Omitting the pictures, copy exactly each line from the one containing "Output the Python" up to and including the one containing "ax = fig.add_axes([445.7".

**Given records:**

════════════════════

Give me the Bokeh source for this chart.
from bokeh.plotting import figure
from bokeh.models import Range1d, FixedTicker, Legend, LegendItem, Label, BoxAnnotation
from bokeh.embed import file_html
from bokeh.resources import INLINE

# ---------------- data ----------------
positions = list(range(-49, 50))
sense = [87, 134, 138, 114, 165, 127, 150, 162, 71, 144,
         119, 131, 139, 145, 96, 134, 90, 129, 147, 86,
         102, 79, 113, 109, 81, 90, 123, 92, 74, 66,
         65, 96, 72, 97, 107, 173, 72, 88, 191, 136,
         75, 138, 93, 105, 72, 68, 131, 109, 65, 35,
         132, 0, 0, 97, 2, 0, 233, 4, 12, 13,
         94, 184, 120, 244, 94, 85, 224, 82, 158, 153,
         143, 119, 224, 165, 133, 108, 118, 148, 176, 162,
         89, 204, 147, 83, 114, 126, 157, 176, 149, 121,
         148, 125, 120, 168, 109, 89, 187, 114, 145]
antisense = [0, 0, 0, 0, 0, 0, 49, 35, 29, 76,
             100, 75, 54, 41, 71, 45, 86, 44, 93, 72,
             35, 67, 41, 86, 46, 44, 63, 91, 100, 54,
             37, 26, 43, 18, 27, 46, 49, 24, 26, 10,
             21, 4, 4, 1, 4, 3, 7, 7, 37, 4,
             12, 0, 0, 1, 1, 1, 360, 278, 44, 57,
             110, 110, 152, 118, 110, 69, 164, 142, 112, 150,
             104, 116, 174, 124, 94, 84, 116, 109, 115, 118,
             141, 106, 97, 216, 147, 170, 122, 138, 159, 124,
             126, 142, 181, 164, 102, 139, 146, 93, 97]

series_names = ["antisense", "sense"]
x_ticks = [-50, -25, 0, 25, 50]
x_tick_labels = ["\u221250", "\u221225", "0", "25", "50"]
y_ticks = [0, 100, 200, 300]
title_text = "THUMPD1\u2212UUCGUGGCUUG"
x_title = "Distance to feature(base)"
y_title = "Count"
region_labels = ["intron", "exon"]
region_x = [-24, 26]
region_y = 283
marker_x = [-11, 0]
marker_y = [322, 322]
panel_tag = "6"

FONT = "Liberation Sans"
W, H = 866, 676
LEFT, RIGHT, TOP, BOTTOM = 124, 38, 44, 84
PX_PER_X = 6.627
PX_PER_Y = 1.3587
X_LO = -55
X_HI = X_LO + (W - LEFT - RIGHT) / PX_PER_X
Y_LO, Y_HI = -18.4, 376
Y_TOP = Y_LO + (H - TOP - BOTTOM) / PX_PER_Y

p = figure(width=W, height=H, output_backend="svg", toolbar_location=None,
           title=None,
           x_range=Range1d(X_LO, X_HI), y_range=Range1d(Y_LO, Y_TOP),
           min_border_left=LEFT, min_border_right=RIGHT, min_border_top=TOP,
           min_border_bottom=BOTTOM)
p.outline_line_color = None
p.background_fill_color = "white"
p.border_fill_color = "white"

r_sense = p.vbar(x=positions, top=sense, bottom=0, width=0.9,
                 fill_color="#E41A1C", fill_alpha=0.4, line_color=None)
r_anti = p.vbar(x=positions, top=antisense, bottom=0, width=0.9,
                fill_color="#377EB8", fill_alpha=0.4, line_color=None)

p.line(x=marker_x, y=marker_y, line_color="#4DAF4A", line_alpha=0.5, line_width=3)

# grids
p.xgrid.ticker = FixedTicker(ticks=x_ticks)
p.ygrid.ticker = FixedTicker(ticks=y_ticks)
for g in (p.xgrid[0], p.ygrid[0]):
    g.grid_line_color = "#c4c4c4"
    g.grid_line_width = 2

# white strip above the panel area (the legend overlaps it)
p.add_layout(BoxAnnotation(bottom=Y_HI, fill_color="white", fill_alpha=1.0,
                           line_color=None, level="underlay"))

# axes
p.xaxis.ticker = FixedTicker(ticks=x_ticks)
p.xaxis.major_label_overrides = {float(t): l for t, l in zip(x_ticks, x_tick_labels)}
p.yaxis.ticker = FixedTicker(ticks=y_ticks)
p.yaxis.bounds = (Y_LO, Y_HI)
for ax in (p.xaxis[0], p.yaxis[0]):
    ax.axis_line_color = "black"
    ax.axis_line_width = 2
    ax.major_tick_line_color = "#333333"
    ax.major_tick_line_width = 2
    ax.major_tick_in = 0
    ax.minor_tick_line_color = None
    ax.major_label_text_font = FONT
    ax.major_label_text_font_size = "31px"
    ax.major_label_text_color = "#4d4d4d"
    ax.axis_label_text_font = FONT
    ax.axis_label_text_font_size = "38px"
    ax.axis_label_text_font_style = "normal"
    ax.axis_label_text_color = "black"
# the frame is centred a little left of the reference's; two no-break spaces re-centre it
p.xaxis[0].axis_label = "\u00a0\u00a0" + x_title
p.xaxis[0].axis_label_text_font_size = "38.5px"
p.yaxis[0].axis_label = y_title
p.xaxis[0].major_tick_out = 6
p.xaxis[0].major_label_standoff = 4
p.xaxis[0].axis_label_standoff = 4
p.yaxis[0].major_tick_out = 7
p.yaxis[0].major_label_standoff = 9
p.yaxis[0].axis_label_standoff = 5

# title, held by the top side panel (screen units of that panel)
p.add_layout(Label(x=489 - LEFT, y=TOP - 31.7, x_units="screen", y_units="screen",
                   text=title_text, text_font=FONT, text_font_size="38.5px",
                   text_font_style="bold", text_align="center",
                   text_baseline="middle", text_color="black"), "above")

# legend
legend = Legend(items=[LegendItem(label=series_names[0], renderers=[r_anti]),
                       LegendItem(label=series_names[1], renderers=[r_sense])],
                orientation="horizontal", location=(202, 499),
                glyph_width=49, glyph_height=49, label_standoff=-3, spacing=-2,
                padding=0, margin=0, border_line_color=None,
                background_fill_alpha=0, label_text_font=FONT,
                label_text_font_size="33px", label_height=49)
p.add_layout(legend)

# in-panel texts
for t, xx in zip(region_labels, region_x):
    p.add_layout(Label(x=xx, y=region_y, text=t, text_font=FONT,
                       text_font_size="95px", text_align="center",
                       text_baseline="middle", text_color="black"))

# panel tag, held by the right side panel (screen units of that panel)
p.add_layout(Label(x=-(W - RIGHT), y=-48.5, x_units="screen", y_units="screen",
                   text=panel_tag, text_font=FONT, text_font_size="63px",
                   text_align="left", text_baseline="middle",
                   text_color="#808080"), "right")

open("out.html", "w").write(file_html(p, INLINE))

════════════════════

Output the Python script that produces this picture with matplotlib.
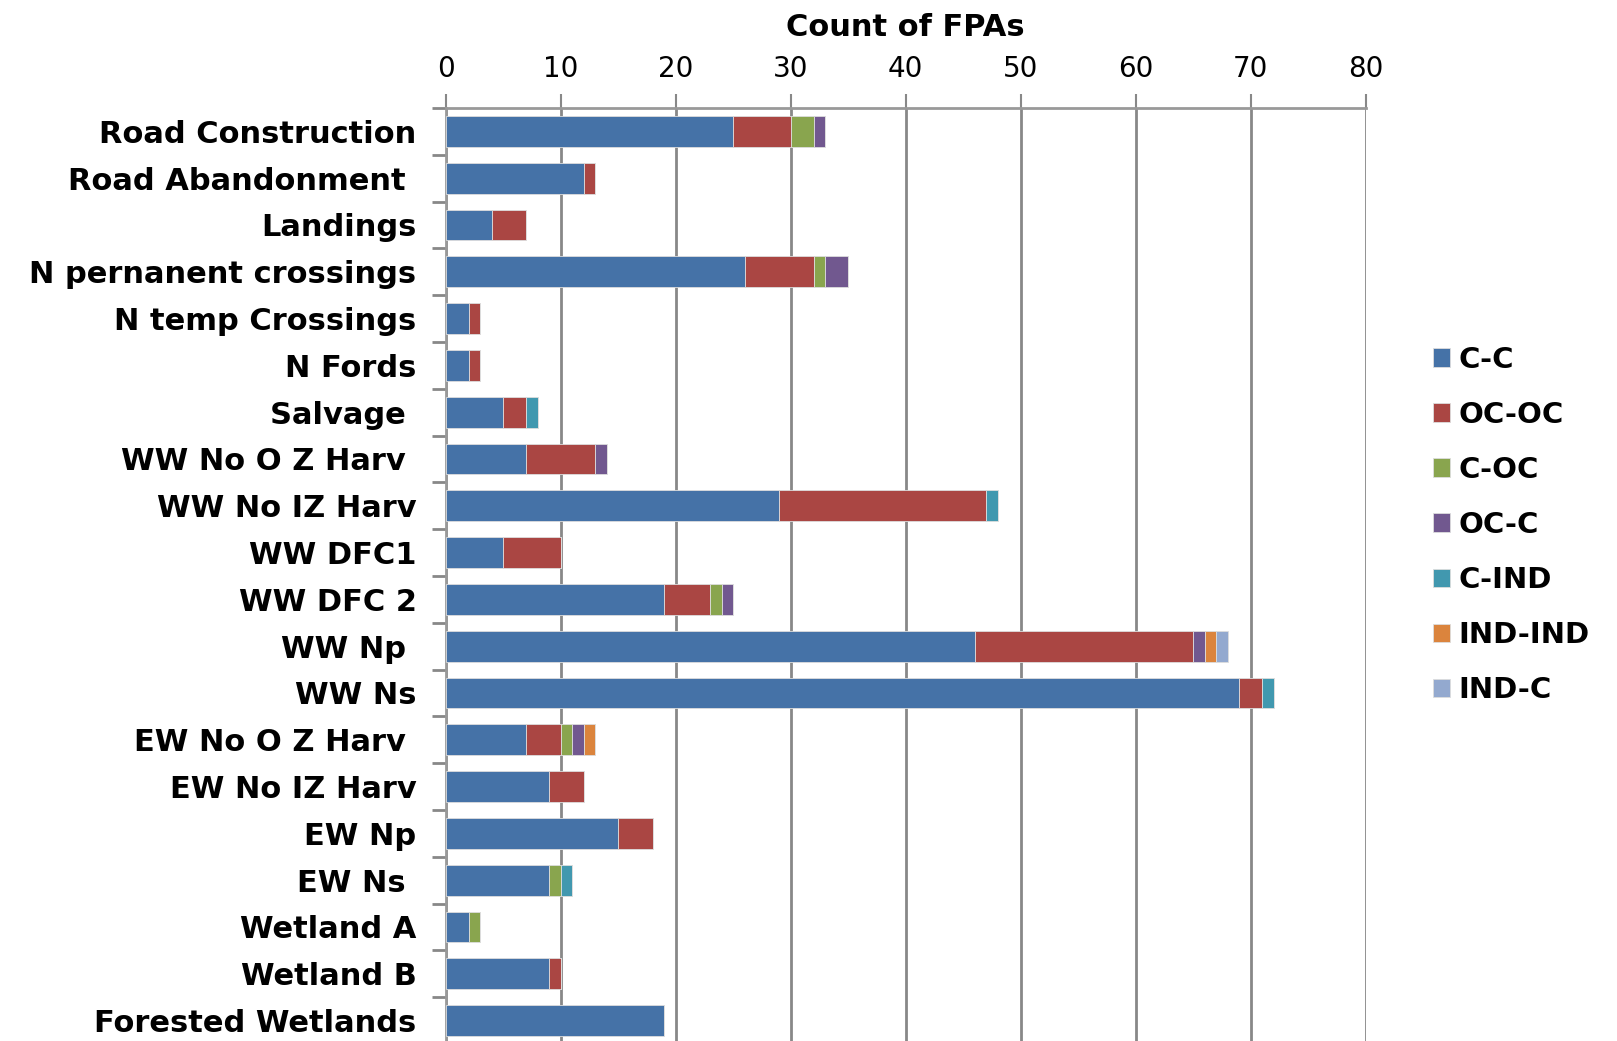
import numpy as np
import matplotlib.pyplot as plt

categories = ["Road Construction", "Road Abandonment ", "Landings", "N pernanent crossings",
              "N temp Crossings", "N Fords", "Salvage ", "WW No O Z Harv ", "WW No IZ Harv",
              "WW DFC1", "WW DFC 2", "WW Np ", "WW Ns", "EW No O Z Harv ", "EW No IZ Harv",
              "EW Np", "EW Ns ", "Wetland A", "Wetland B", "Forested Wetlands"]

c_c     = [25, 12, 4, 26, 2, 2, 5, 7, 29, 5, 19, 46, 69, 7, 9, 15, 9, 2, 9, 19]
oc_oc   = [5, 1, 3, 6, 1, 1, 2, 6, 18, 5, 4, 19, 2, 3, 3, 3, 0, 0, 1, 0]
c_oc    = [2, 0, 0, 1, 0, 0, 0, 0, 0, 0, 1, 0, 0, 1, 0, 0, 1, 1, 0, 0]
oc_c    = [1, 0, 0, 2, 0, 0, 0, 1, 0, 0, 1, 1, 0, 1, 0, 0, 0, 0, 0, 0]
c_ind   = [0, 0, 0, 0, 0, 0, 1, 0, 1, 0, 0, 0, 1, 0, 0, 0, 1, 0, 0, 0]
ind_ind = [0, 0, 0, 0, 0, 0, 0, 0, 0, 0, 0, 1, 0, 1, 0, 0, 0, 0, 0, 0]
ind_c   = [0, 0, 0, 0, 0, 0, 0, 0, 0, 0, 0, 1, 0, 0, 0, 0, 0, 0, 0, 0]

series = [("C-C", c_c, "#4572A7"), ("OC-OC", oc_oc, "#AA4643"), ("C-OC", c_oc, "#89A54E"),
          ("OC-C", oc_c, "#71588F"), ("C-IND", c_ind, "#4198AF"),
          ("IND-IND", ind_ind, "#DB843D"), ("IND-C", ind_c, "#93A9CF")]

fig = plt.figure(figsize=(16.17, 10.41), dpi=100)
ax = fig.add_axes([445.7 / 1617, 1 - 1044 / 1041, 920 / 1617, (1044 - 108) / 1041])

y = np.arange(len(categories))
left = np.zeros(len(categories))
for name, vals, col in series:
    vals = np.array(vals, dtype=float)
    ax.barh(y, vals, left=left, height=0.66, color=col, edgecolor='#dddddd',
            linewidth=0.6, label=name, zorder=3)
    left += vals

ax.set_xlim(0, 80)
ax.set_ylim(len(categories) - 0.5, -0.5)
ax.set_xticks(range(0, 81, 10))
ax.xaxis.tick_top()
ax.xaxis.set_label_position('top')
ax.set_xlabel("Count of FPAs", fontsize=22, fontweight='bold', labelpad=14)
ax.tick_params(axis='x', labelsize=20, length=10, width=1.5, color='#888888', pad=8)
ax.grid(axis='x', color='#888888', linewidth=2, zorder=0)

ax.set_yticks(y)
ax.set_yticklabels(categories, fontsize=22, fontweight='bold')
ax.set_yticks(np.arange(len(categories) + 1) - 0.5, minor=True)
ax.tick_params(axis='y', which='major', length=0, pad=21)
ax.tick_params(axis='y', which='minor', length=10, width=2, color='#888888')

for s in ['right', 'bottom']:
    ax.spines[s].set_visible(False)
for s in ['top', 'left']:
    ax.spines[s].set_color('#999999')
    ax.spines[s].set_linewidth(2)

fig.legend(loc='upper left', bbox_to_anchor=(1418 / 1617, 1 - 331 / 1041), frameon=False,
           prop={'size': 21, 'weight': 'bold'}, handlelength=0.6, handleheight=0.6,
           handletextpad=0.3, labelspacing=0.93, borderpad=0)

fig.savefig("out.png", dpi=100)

════════════════════

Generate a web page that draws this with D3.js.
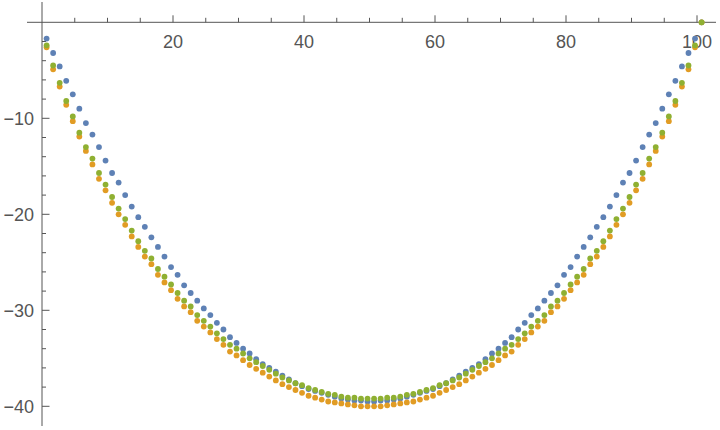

════════════════════

**Written answer:**
Output the Python script that produces this picture with matplotlib.
import numpy as np
import matplotlib.pyplot as plt

categories = ["Road Construction", "Road Abandonment ", "Landings", "N pernanent crossings",
              "N temp Crossings", "N Fords", "Salvage ", "WW No O Z Harv ", "WW No IZ Harv",
              "WW DFC1", "WW DFC 2", "WW Np ", "WW Ns", "EW No O Z Harv ", "EW No IZ Harv",
              "EW Np", "EW Ns ", "Wetland A", "Wetland B", "Forested Wetlands"]

c_c     = [25, 12, 4, 26, 2, 2, 5, 7, 29, 5, 19, 46, 69, 7, 9, 15, 9, 2, 9, 19]
oc_oc   = [5, 1, 3, 6, 1, 1, 2, 6, 18, 5, 4, 19, 2, 3, 3, 3, 0, 0, 1, 0]
c_oc    = [2, 0, 0, 1, 0, 0, 0, 0, 0, 0, 1, 0, 0, 1, 0, 0, 1, 1, 0, 0]
oc_c    = [1, 0, 0, 2, 0, 0, 0, 1, 0, 0, 1, 1, 0, 1, 0, 0, 0, 0, 0, 0]
c_ind   = [0, 0, 0, 0, 0, 0, 1, 0, 1, 0, 0, 0, 1, 0, 0, 0, 1, 0, 0, 0]
ind_ind = [0, 0, 0, 0, 0, 0, 0, 0, 0, 0, 0, 1, 0, 1, 0, 0, 0, 0, 0, 0]
ind_c   = [0, 0, 0, 0, 0, 0, 0, 0, 0, 0, 0, 1, 0, 0, 0, 0, 0, 0, 0, 0]

series = [("C-C", c_c, "#4572A7"), ("OC-OC", oc_oc, "#AA4643"), ("C-OC", c_oc, "#89A54E"),
          ("OC-C", oc_c, "#71588F"), ("C-IND", c_ind, "#4198AF"),
          ("IND-IND", ind_ind, "#DB843D"), ("IND-C", ind_c, "#93A9CF")]

fig = plt.figure(figsize=(16.17, 10.41), dpi=100)
ax = fig.add_axes([445.7 / 1617, 1 - 1044 / 1041, 920 / 1617, (1044 - 108) / 1041])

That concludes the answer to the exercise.